▶ Objective
Drop the images; return everything else in the listing below exactly.

[start]

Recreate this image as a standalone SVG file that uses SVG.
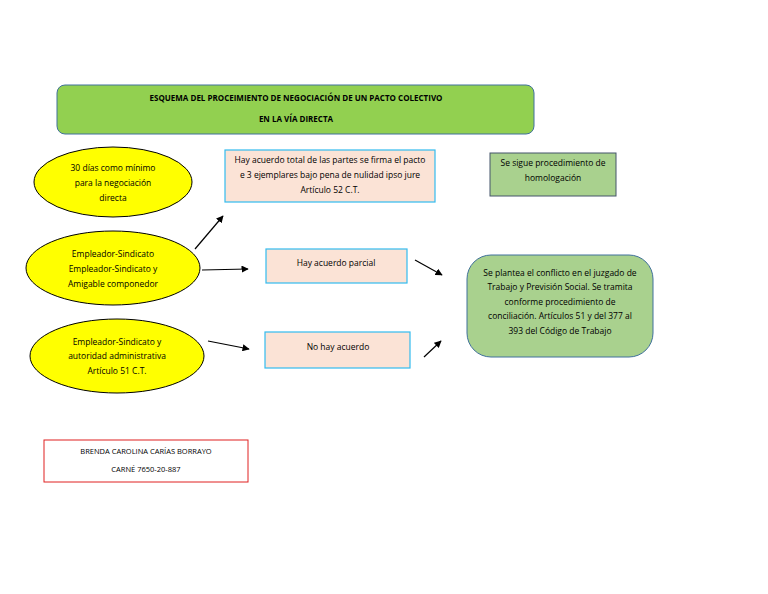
<svg xmlns="http://www.w3.org/2000/svg" width="768" height="594" viewBox="0 0 768 594">
<style>
text{font-family:"Open Sans","Liberation Sans",sans-serif;font-size:8.5px;text-anchor:middle;fill:#000}
.b{font-weight:bold;font-size:8px}
.ell{fill:#ffff00;stroke:#000;stroke-width:1}
.pk{fill:#fbe3d6;stroke:#33bbee;stroke-width:1.2}
.c line{stroke:#000;stroke-width:1.2;marker-end:url(#a)}
</style>
<defs><marker id="a" viewBox="0 0 10 10" refX="9" refY="5" markerWidth="6" markerHeight="6" orient="auto"><path d="M0,0L10,5L0,10z" fill="#000"/></marker></defs>
<rect width="768" height="594" fill="#fff"/>
<g id="title"><rect x="57" y="85" width="477" height="49" rx="8" fill="#92d050" stroke="#41719c"/>
<text class="b" x="296" y="101">ESQUEMA DEL PROCEIMIENTO DE NEGOCIACIÓN DE UN PACTO COLECTIVO</text>
<text class="b" x="296" y="122">EN LA VÍA DIRECTA</text></g>
<g id="e1"><ellipse class="ell" cx="113" cy="182" rx="79" ry="35"/>
<text x="113" y="171">30 días como mínimo</text><text x="113" y="186">para la negociación</text><text x="113" y="201">directa</text></g>
<g id="e2"><ellipse class="ell" cx="113" cy="268" rx="87" ry="37"/>
<text x="113" y="257">Empleador-Sindicato</text><text x="113" y="272">Empleador-Sindicato y</text><text x="113" y="287">Amigable componedor</text></g>
<g id="e3"><ellipse class="ell" cx="117" cy="356" rx="87" ry="37"/>
<text x="117" y="345">Empleador-Sindicato y</text><text x="117" y="359">autoridad administrativa</text><text x="117" y="374">Artículo 51 C.T.</text></g>
<g id="total"><rect class="pk" x="225" y="150" width="210" height="52"/>
<text x="330" y="163">Hay acuerdo total de las partes se firma el pacto</text><text x="330" y="178">e 3 ejemplares bajo pena de nulidad ipso jure</text><text x="330" y="193">Artículo 52 C.T.</text></g>
<g id="homo"><rect x="490" y="153" width="126" height="43" fill="#a9d18e" stroke="#44546a"/>
<text x="553" y="166">Se sigue procedimiento de</text><text x="553" y="181">homologación</text></g>
<g id="parcial"><rect class="pk" x="266" y="249" width="141" height="34"/><text x="336" y="266">Hay acuerdo parcial</text></g>
<g id="no"><rect class="pk" x="265" y="332" width="145" height="36"/><text x="338" y="350">No hay acuerdo</text></g>
<g id="conf"><rect x="467" y="255" width="186" height="102" rx="24" fill="#a9d18e" stroke="#41719c"/>
<text x="560" y="276">Se plantea el conflicto en el juzgado de</text><text x="560" y="290">Trabajo y Previsión Social. Se tramita</text><text x="560" y="305">conforme procedimiento de</text><text x="560" y="319">conciliación. Artículos 51 y del 377 al</text><text x="560" y="334">393 del Código de Trabajo</text></g>
<g id="author"><rect x="44" y="440" width="204" height="42" fill="#fff" stroke="#e02020"/>
<text x="146" y="454" style="font-size:7.5px">BRENDA CAROLINA CARÍAS BORRAYO</text><text x="146" y="472" style="font-size:7.5px">CARNÉ 7650-20-887</text></g>
<g class="c" id="connectors">
<line x1="195" y1="249" x2="223" y2="216"/>
<line x1="202" y1="270" x2="248" y2="269"/>
<line x1="208" y1="341" x2="249" y2="349"/>
<line x1="415" y1="260" x2="442" y2="275"/>
<line x1="424" y1="357" x2="441" y2="341"/>
</g>
</svg>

[end]

▶ Output below
Recreate this image as a standalone SVG file that uses SVG.
<svg xmlns="http://www.w3.org/2000/svg" width="768" height="594" viewBox="0 0 768 594">
<style>
text{font-family:"Open Sans","Liberation Sans",sans-serif;font-size:8.5px;text-anchor:middle;fill:#000}
.b{font-weight:bold;font-size:8px}
.ell{fill:#ffff00;stroke:#000;stroke-width:1}
.pk{fill:#fbe3d6;stroke:#33bbee;stroke-width:1.2}
.c line{stroke:#000;stroke-width:1.2;marker-end:url(#a)}
</style>
<defs><marker id="a" viewBox="0 0 10 10" refX="9" refY="5" markerWidth="6" markerHeight="6" orient="auto"><path d="M0,0L10,5L0,10z" fill="#000"/></marker></defs>
<rect width="768" height="594" fill="#fff"/>
<g id="title"><rect x="57" y="85" width="477" height="49" rx="8" fill="#92d050" stroke="#41719c"/>
<text class="b" x="296" y="101">ESQUEMA DEL PROCEIMIENTO DE NEGOCIACIÓN DE UN PACTO COLECTIVO</text>
<text class="b" x="296" y="122">EN LA VÍA DIRECTA</text></g>
<g id="e1"><ellipse class="ell" cx="113" cy="182" rx="79" ry="35"/>
<text x="113" y="171">30 días como mínimo</text><text x="113" y="186">para la negociación</text><text x="113" y="201">directa</text></g>
<g id="e2"><ellipse class="ell" cx="113" cy="268" rx="87" ry="37"/>
<text x="113" y="257">Empleador-Sindicato</text><text x="113" y="272">Empleador-Sindicato y</text><text x="113" y="287">Amigable componedor</text></g>
<g id="e3"><ellipse class="ell" cx="117" cy="356" rx="87" ry="37"/>
<text x="117" y="345">Empleador-Sindicato y</text><text x="117" y="359">autoridad administrativa</text><text x="117" y="374">Artículo 51 C.T.</text></g>
<g id="total"><rect class="pk" x="225" y="150" width="210" height="52"/>
<text x="330" y="163">Hay acuerdo total de las partes se firma el pacto</text><text x="330" y="178">e 3 ejemplares bajo pena de nulidad ipso jure</text><text x="330" y="193">Artículo 52 C.T.</text></g>
<g id="homo"><rect x="490" y="153" width="126" height="43" fill="#a9d18e" stroke="#44546a"/>
<text x="553" y="166">Se sigue procedimiento de</text><text x="553" y="181">homologación</text></g>
<g id="parcial"><rect class="pk" x="266" y="249" width="141" height="34"/><text x="336" y="266">Hay acuerdo parcial</text></g>
<g id="no"><rect class="pk" x="265" y="332" width="145" height="36"/><text x="338" y="350">No hay acuerdo</text></g>
<g id="conf"><rect x="467" y="255" width="186" height="102" rx="24" fill="#a9d18e" stroke="#41719c"/>
<text x="560" y="276">Se plantea el conflicto en el juzgado de</text><text x="560" y="290">Trabajo y Previsión Social. Se tramita</text><text x="560" y="305">conforme procedimiento de</text><text x="560" y="319">conciliación. Artículos 51 y del 377 al</text><text x="560" y="334">393 del Código de Trabajo</text></g>
<g id="author"><rect x="44" y="440" width="204" height="42" fill="#fff" stroke="#e02020"/>
<text x="146" y="454" style="font-size:7.5px">BRENDA CAROLINA CARÍAS BORRAYO</text><text x="146" y="472" style="font-size:7.5px">CARNÉ 7650-20-887</text></g>
<g class="c" id="connectors">
<line x1="195" y1="249" x2="223" y2="216"/>
<line x1="202" y1="270" x2="248" y2="269"/>
<line x1="208" y1="341" x2="249" y2="349"/>
<line x1="415" y1="260" x2="442" y2="275"/>
<line x1="424" y1="357" x2="441" y2="341"/>
</g>
</svg>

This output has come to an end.